Anche Amal (in italiano: speranza) rimane di ghiaccio nei rapporti con la figlia quando la partorisce. È costretta a vivere in un ciclo continuo al fine di preservare se stessa per far vivere la figlia, come se l’amore fosse la loro condanna a morte, come per il marito che per amore della terra morì in ospedale, come per Fatima per amore di Yussef che voleva far partorire i figli. Se non ami i tuoi figli, se li vuoi distaccare dalla tua terra (Palestina) allora essi vivranno, altrove, nella speranza di non conoscere l’origine e i genitori.

“[…] Così, smisi di leggere e di guardare i telegiornali e cominciai ad aver paura di toccare Sara, per non contaminarla con il mio destino. Perché non mi scaldasse il cuore e sciogliesse la rabbia, i fantasmi e la follia che mi portavo dentro.

Mi chiusi in me stessa. Le mie difese allontanavano chiunque osasse avvicinarsi, compresa Sara, anche se continuavo a consumare il suo profumo di notte, mentre dormiva, riempiendomi i polmoni del buonsenso che avevo bisogno di respirare. La amavo mio malgrado. La amavo immensamente. Infinitamente. E avevo paura di quell’amore così come avevo paura della mia rabbia contro il mondo. […]”.

Come la madre Dalia andava di notte ad accarezzare i figli.
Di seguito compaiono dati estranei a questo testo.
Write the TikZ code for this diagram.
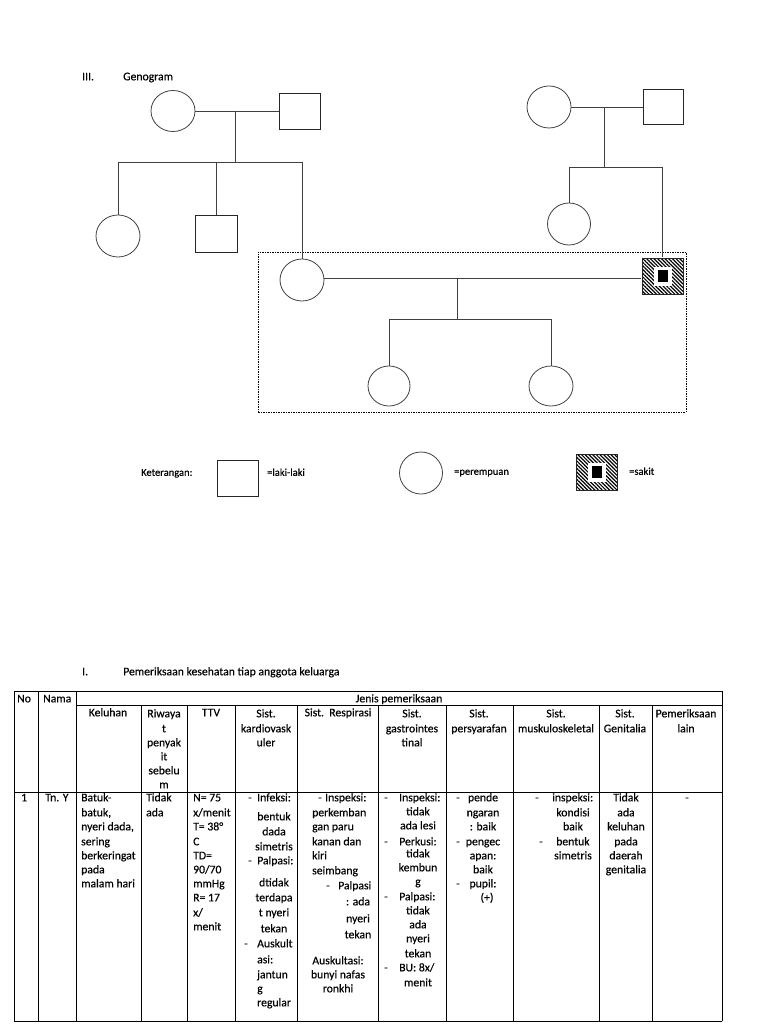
\documentclass[tikz,border=0pt]{standalone}
\usepackage{fontspec}
\setmainfont{Carlito}[FakeBold=0.35]
\usetikzlibrary{shapes.geometric,patterns.meta}
\newcommand\tabfont{\fontsize{11.7}{14}\selectfont}
\newcommand\legfont{\fontsize{10.5}{12}\selectfont}
\begin{document}
\begin{tikzpicture}[x=1pt,y=-1pt,
  fem/.style={ellipse, draw=black!75, line width=0.8pt, inner sep=0, minimum width=44pt, minimum height=42pt},
  mal/.style={rectangle, draw=black!85, line width=0.9pt, inner sep=0, minimum width=41pt, minimum height=36pt},
  sick/.style={rectangle, draw=black!85, line width=0.9pt, inner sep=0, minimum width=41pt, minimum height=36pt,
    pattern={Lines[angle=-45,distance=2.6pt,line width=1.2pt]},
    path picture={
      \fill[white] ([shift={(-9pt,-9.5pt)}]path picture bounding box.center) rectangle ([shift={(9pt,9.5pt)}]path picture bounding box.center);
      \fill[black] ([shift={(-5pt,-6pt)}]path picture bounding box.center) rectangle ([shift={(5pt,6pt)}]path picture bounding box.center);
    }},
  rel/.style={draw=black!75, line width=0.9pt},
  famdash/.style={draw=black, line width=0.6pt, dash pattern=on 2pt off 1.2pt on 0.6pt off 1.2pt, inner sep=0},
  tl/.style={anchor=base west, yshift=-4.3pt, inner sep=0, font=\tabfont},
  tc/.style={anchor=base, yshift=-4.3pt, inner sep=0, font=\tabfont},
  ll/.style={anchor=base west, yshift=-3.8pt, inner sep=0, font=\legfont},
  grid/.style={draw=black, line width=1pt}]
\useasboundingbox (0,0) rectangle (768,1024);

% ---------- Genogram ----------
\node[tl] (h3) at (82,76) {III.};
\node[tl] (h3t) at (123,76) {Genogram};

% left grandparents
\node[fem, minimum height=41pt] (gm1) at (173,111) {};
\node[mal] (gf1) at (299.5,111) {};
\draw[rel] (gm1) -- (gf1);
\coordinate (j1) at (235,111);
\coordinate (s1) at (235,162);
\coordinate (b1l) at (118,162);
\coordinate (b1r) at (302,162);
\draw[rel] (j1) -- (s1);
\draw[rel] (b1l) -- (b1r);
\node[fem] (c1) at (118,236) {};
\node[mal, minimum width=42pt, minimum height=37pt] (c2) at (216,233.5) {};
\draw[rel] (b1l) -- (c1.north);
\draw[rel] (c2.north |- s1) -- (c2.north);

% right grandparents
\node[fem] (gm2) at (549,107) {};
\node[mal, minimum width=40pt, minimum height=35pt] (gf2) at (663,107) {};
\draw[rel] (gm2) -- (gf2);
\coordinate (j2) at (604,107);
\coordinate (s2) at (604,167);
\coordinate (b2l) at (569,167);
\coordinate (b2r) at (662.5,167);
\draw[rel] (j2) -- (s2);
\draw[rel] (b2l) -- (b2r);
\node[fem, minimum width=43pt] (c3) at (569,224) {};
\draw[rel] (b2l) -- (c3.north);

% family box
\node[famdash, minimum width=428pt, minimum height=160pt] (fam) at (472,332) {};

% parents
\node[fem] (mother) at (302,280) {};
\node[sick] (father) at (662.5,276) {};
\draw[rel] (b1r) -- (mother.north);
\draw[rel] (b2r) -- (father.north);
\coordinate (j3) at (457,278);
\draw[rel] (mother.east |- j3) -- (father.west |- j3);
\coordinate (s3) at (457,319);
\coordinate (b3l) at (389,319);
\coordinate (b3r) at (551,319);
\draw[rel] (j3) -- (s3);
\draw[rel] (b3l) -- (b3r);
\node[fem, minimum width=42pt, minimum height=40pt] (k1) at (389,386) {};
\node[fem, minimum height=40pt] (k2) at (551,386) {};
\draw[rel] (b3l) -- (k1.north);
\draw[rel] (b3r) -- (k2.north);

% legend
\node[ll] (ket) at (141,472) {Keterangan:};
\node[mal] (lm) at (237.5,478) {};
\node[ll] (lml) at (267,472) {=laki-laki};
\node[fem, minimum width=43pt] (lf) at (421,473) {};
\node[ll] (lfl) at (454,471) {=perempuan};
\node[sick] (ls) at (596.5,472) {};
\node[ll] (lsl) at (629,471) {=sakit};

% ---------- Table ----------
\node[tl] (h1) at (82,671) {I.};
\node[tl] (h1t) at (123,671) {Pemeriksaan kesehatan tiap anggota keluarga};

\draw[grid] (14,691) -- (722,691);
\draw[grid] (76,705) -- (722,705);
\draw[grid] (14,792) -- (722,792);
\draw[grid] (14,1021) -- (722,1021);
\foreach \xx in {14,38,76,722} \draw[grid] (\xx,691) -- (\xx,1021);
\foreach \xx in {141,187,235,297,378,446,513,599,652} \draw[grid] (\xx,705) -- (\xx,1021);

% header
\node[tl] (hno) at (17,698) {No};
\node[tl] (hnama) at (43,698) {Nama};
\node[tc] (hjenis) at (399,698) {Jenis pemeriksaan};
\node[tc] (hkel) at (108,712) {Keluhan};
\foreach \yy/\lbl in {713/{Riwaya},728/{t},742/{penyak},756/{it},770/{sebelu},784/{m}}
  \node[tc] (hriw-\yy) at (164,\yy) {\lbl};
\node[tc] (httv) at (211,712) {TTV};
\foreach \yy/\lbl in {713/{Sist.},728/{kardiovask},742/{uler}}
  \node[tc] (hkar-\yy) at (266,\yy) {\lbl};
\node[tc] (hres) at (338,712) {Sist.\ \ Respirasi};
\foreach \yy/\lbl in {713/{Sist.},728/{gastrointes},742/{tinal}}
  \node[tc] (hgas-\yy) at (412,\yy) {\lbl};
\foreach \yy/\lbl in {713/{Sist.},728/{persyarafan}}
  \node[tc] (hper-\yy) at (479,\yy) {\lbl};
\foreach \yy/\lbl in {713/{Sist.},728/{muskuloskeletal}}
  \node[tc] (hmus-\yy) at (556,\yy) {\lbl};
\foreach \yy/\lbl in {713/{Sist.},728/{Genitalia}}
  \node[tc] (hgen-\yy) at (625,\yy) {\lbl};
\foreach \yy/\lbl in {713/{Pemeriksaan},728/{lain}}
  \node[tc] (hlain-\yy) at (686,\yy) {\lbl};

% body
\node[tl] (bno) at (21,797) {1};
\node[tl] (bnama) at (45,797) {Tn. Y};
\foreach \yy/\lbl in {797/{Batuk-},812/{batuk,},826/{nyeri dada,},841/{sering},855/{berkeringat},869/{pada},883/{malam hari}}
  \node[tl] (bkel-\yy) at (81,\yy) {\lbl};
\foreach \yy/\lbl in {797/{Tidak},812/{ada}}
  \node[tl] (briw-\yy) at (146,\yy) {\lbl};
\foreach \yy/\lbl in {797/{N= 75},812/{x/menit},826/{T= 38°},841/{C},855/{TD=},869/{90/70},883/{mmHg},897/{R= 17},912/{x/},926/{menit}}
  \node[tl] (bttv-\yy) at (193,\yy) {\lbl};

% kardiovaskuler
\foreach \yy in {797,860} \node[tl] (bkard-\yy) at (248,\yy) {-};
\node[tl] (bkard-d3) at (244,943) {-};
\foreach \yy/\lbl in {797/{Infeksi:},860/{Palpasi:},943/{Auskult},959/{asi:},974/{jantun},988/{g},1002/{regular}}
  \node[tl] (bkarl-\yy) at (257,\yy) {\lbl};
\foreach \yy/\lbl in {816/{bentuk},831/{dada},846/{simetris},882/{dtidak},897/{terdapa},912/{t nyeri},928/{tekan}}
  \node[tc] (bkarc-\yy) at (274,\yy) {\lbl};

% respirasi
\node[tl] (bres-d1) at (318,797) {-};
\node[tl] (bres-i) at (325,797) {Inspeksi:};
\foreach \yy/\lbl in {812/{perkemban},826/{gan paru},841/{kanan dan},855/{kiri},870/{seimbang}}
  \node[tl] (bresl-\yy) at (312,\yy) {\lbl};
\node[tl] (bres-d2) at (326,885) {-};
\node[tl] (bres-p) at (338,885) {Palpasi};
\foreach \yy/\lbl in {901/{: ada},918/{nyeri},934/{tekan}}
  \node[tc] (bresc-\yy) at (358,\yy) {\lbl};
\foreach \yy/\lbl in {960/{Auskultasi:},974/{bunyi nafas},988/{ronkhi}}
  \node[tc] (bresa-\yy) at (338,\yy) {\lbl};

% gastrointestinal
\foreach \yy in {797,841,896,967} \node[tl] (bgasd-\yy) at (384,\yy) {-};
\foreach \yy/\lbl in {797/{Inspeksi:},841/{Perkusi:},896/{Palpasi:},967/{BU: 8x/}}
  \node[tl] (bgasl-\yy) at (399,\yy) {\lbl};
\foreach \yy/\lbl in {811/{tidak},825/{ada lesi},853/{tidak},867/{kembun},881/{g},910/{tidak},924/{ada},938/{nyeri},953/{tekan},982/{menit}}
  \node[tc] (bgasc-\yy) at (418,\yy) {\lbl};

% persyarafan
\foreach \yy in {797,841,883} \node[tl] (bperd-\yy) at (456,\yy) {-};
\foreach \yy/\lbl in {797/{pende},812/{ngaran},826/{: baik},841/{pengec},855/{apan:},869/{baik},883/{pupil:}}
  \node[tc] (bperc-\yy) at (483,\yy) {\lbl};
\node[tc] (bper-plus) at (487,897) {(+)};

% muskuloskeletal
\node[tl] (bmusd1) at (535,797) {-};
\node[tl] (bmusi) at (552,797) {inspeksi:};
\node[tc] (bmusk) at (573,812) {kondisi};
\node[tc] (bmusb) at (573,826) {baik};
\node[tl] (bmusd2) at (539,841) {-};
\node[tl] (bmusbt) at (556,841) {bentuk};
\node[tc] (bmuss) at (573,855) {simetris};

% genitalia
\foreach \yy/\lbl in {797/{Tidak},812/{ada},826/{keluhan},841/{pada},855/{daerah},869/{genitalia}}
  \node[tc] (bgen-\yy) at (626,\yy) {\lbl};

% pemeriksaan lain
\node[tc] (blain) at (687,797) {-};
\end{tikzpicture}
\end{document}
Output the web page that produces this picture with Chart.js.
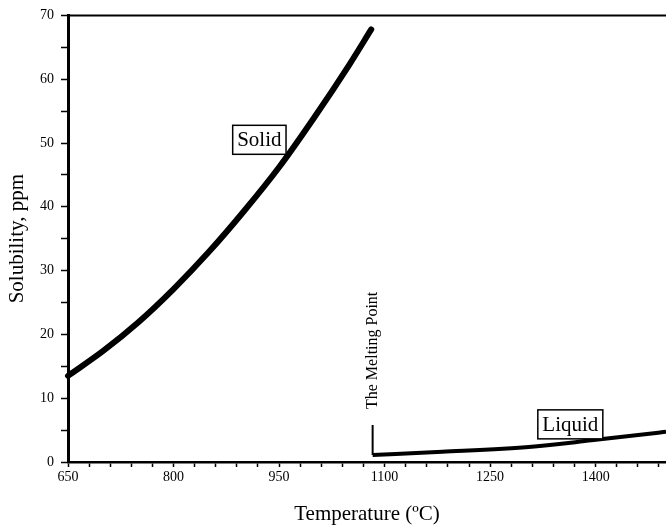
<!DOCTYPE html>
<html>
<head>
<meta charset="utf-8">
<script src="https://cdn.jsdelivr.net/npm/chart.js@4"></script>
<style>
  body { margin: 0; background: #fff; }
  canvas { display: block; }
</style>
</head>
<body>
<canvas id="c" width="666" height="529"></canvas>
<script>
// solubility
const solidTemp = [650, 700, 750, 800, 850, 900, 950, 1000, 1050, 1081];
const solidPpm = [13.5, 17.4, 21.9, 27.1, 32.9, 39.3, 46.2, 54.0, 62.3, 67.8];

const liquidTemp = [1083, 1182, 1309, 1394, 1489, 1500];
const liquidPpm = [1.1, 1.6, 2.4, 3.4, 4.6, 4.75];

const meltTemp = [1083, 1083];
const meltPpm = [1.1, 5.8];

const xTicks = [650, 680, 710, 740, 770, 800, 830, 860, 890, 920, 950, 980, 1010, 1040, 1070,
  1100, 1130, 1160, 1190, 1220, 1250, 1280, 1310, 1340, 1370, 1400, 1430, 1460, 1490];
const xLabels = [650, 800, 950, 1100, 1250, 1400];
const yTicks = [0, 5, 10, 15, 20, 25, 30, 35, 40, 45, 50, 55, 60, 65, 70];
const yLabels = [0, 10, 20, 30, 40, 50, 60, 70];

function pts(xs, ys) {
  return xs.map((x, i) => ({ x: x, y: ys[i] }));
}

const serif = "'Liberation Serif', 'DejaVu Serif', serif";

const notes = {
  id: 'notes',
  afterDraw(chart) {
    const ctx = chart.ctx;
    const xs = chart.scales.x, ys = chart.scales.y;
    const area = chart.chartArea;
    ctx.save();
    // top frame line
    ctx.strokeStyle = '#000';
    ctx.lineWidth = 2;
    ctx.beginPath();
    ctx.moveTo(area.left, area.top);
    ctx.lineTo(chart.width, area.top);
    ctx.stroke();

    function box(text, xv, yv, size) {
      const px = xs.getPixelForValue(xv), py = ys.getPixelForValue(yv);
      ctx.font = size + 'px ' + serif;
      const w = ctx.measureText(text).width + 9;
      const h = 29;
      ctx.fillStyle = '#fff';
      ctx.fillRect(px - w / 2, py - h / 2, w, h);
      ctx.lineWidth = 1.5;
      ctx.strokeRect(px - w / 2, py - h / 2, w, h);
      ctx.fillStyle = '#000';
      ctx.textAlign = 'center';
      ctx.textBaseline = 'middle';
      ctx.fillText(text, px, py + 1);
    }
    box('Solid', 922, 50.5, 21);
    box('Liquid', 1364, 5.9, 21);

    const mx = xs.getPixelForValue(1083), my = ys.getPixelForValue(17.5);
    ctx.translate(mx, my);
    ctx.rotate(-Math.PI / 2);
    ctx.font = '16px ' + serif;
    ctx.fillStyle = '#000';
    ctx.textAlign = 'center';
    ctx.textBaseline = 'middle';
    ctx.fillText('The Melting Point', 0, 0);
    ctx.restore();
  }
};

new Chart(document.getElementById('c'), {
  type: 'line',
  data: {
    datasets: [
      { data: pts(solidTemp, solidPpm), borderColor: '#000', borderWidth: 6, pointRadius: 0, cubicInterpolationMode: 'monotone', borderCapStyle: 'round' },
      { data: pts(liquidTemp, liquidPpm), borderColor: '#000', borderWidth: 4, pointRadius: 0, cubicInterpolationMode: 'monotone' },
      { data: pts(meltTemp, meltPpm), borderColor: '#000', borderWidth: 2, pointRadius: 0 }
    ]
  },
  options: {
    responsive: false,
    animation: false,
    clip: false,
    layout: { padding: { top: 14, right: 0, left: 0, bottom: 0 } },
    plugins: { legend: { display: false }, tooltip: { enabled: false } },
    scales: {
      x: {
        type: 'linear',
        min: 650,
        max: 1500,
        afterBuildTicks: s => { s.ticks = xTicks.map(v => ({ value: v })); },
        afterFit: s => { s.height = 67; },
        grid: { drawOnChartArea: false, tickLength: 5, color: '#000', tickWidth: 1.5 },
        border: { display: true, color: '#000', width: 2.5 },
        ticks: {
          color: '#000', padding: 2, maxRotation: 0, autoSkip: false,
          font: { family: serif, size: 14 },
          callback: v => xLabels.includes(v) ? String(v) : ''
        },
        title: { display: true, text: 'Temperature (ºC)', color: '#000', font: { family: serif, size: 21 }, padding: { top: 0, bottom: 2 } }
      },
      y: {
        min: 0,
        max: 70,
        afterBuildTicks: s => { s.ticks = yTicks.map(v => ({ value: v })); },
        afterFit: s => { s.width = 68; },
        grid: { drawOnChartArea: false, tickLength: 7, color: '#000', tickWidth: 1.5 },
        border: { display: true, color: '#000', width: 3 },
        ticks: {
          color: '#000', padding: 7, autoSkip: false,
          font: { family: serif, size: 14 },
          callback: v => yLabels.includes(v) ? String(v) : ''
        },
        title: { display: true, text: 'Solubility, ppm', color: '#000', font: { family: serif, size: 21 }, padding: { top: 5, bottom: 6 } }
      }
    }
  },
  plugins: [notes]
});
</script>
</body>
</html>
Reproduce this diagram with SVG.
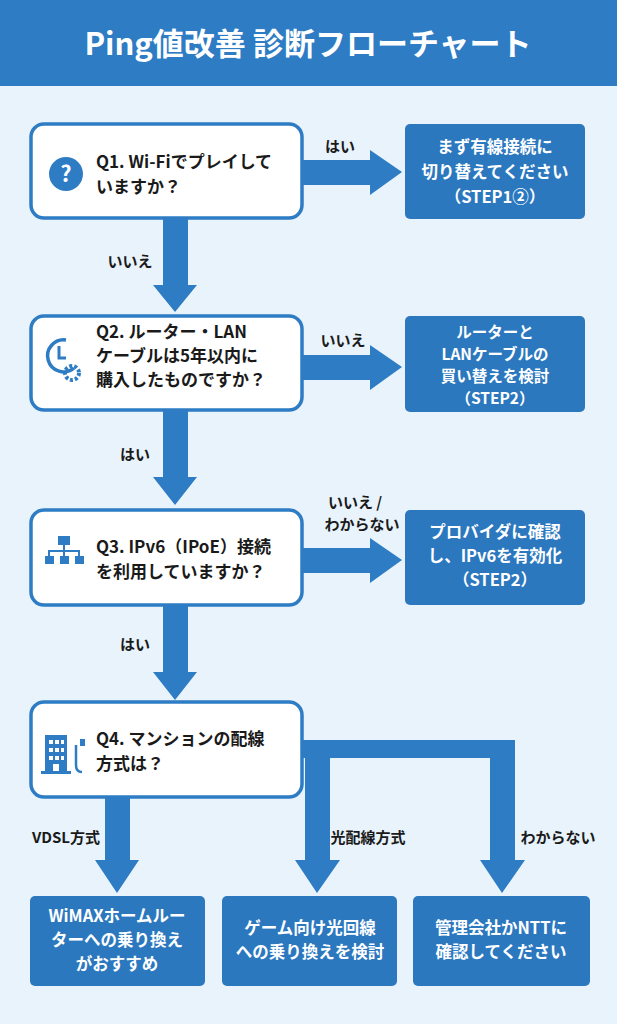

“[…] La comunicazione fu interrotta. Mio fratello era irrimediabilmente perduto. Aveva attraversato l’abisso di fiamme davanti al quale io ancora esitavo, ed era atterrato sulla sponda placida e distaccata della vendetta. Aveva lasciato la sua anima a vagare per Sabra e Shatila, dove sua moglie e sua figlia giacevano in una fossa comune sotto a un mucchio di rifiuti, sotto l’impunità dei loro assassini, le promesse infrante delle superpotenze e l’indifferenza del mondo verso il sangue versato dagli arabi.

[…]”

E il libro continua e consiglio la lettura, perché nonostante si tenti di bloccare l’amore, il legame materno e quello tra fratelli e sorelle, il tempo alla fine tutto scoperchia, in un crescendo emotivo di una intensità unica.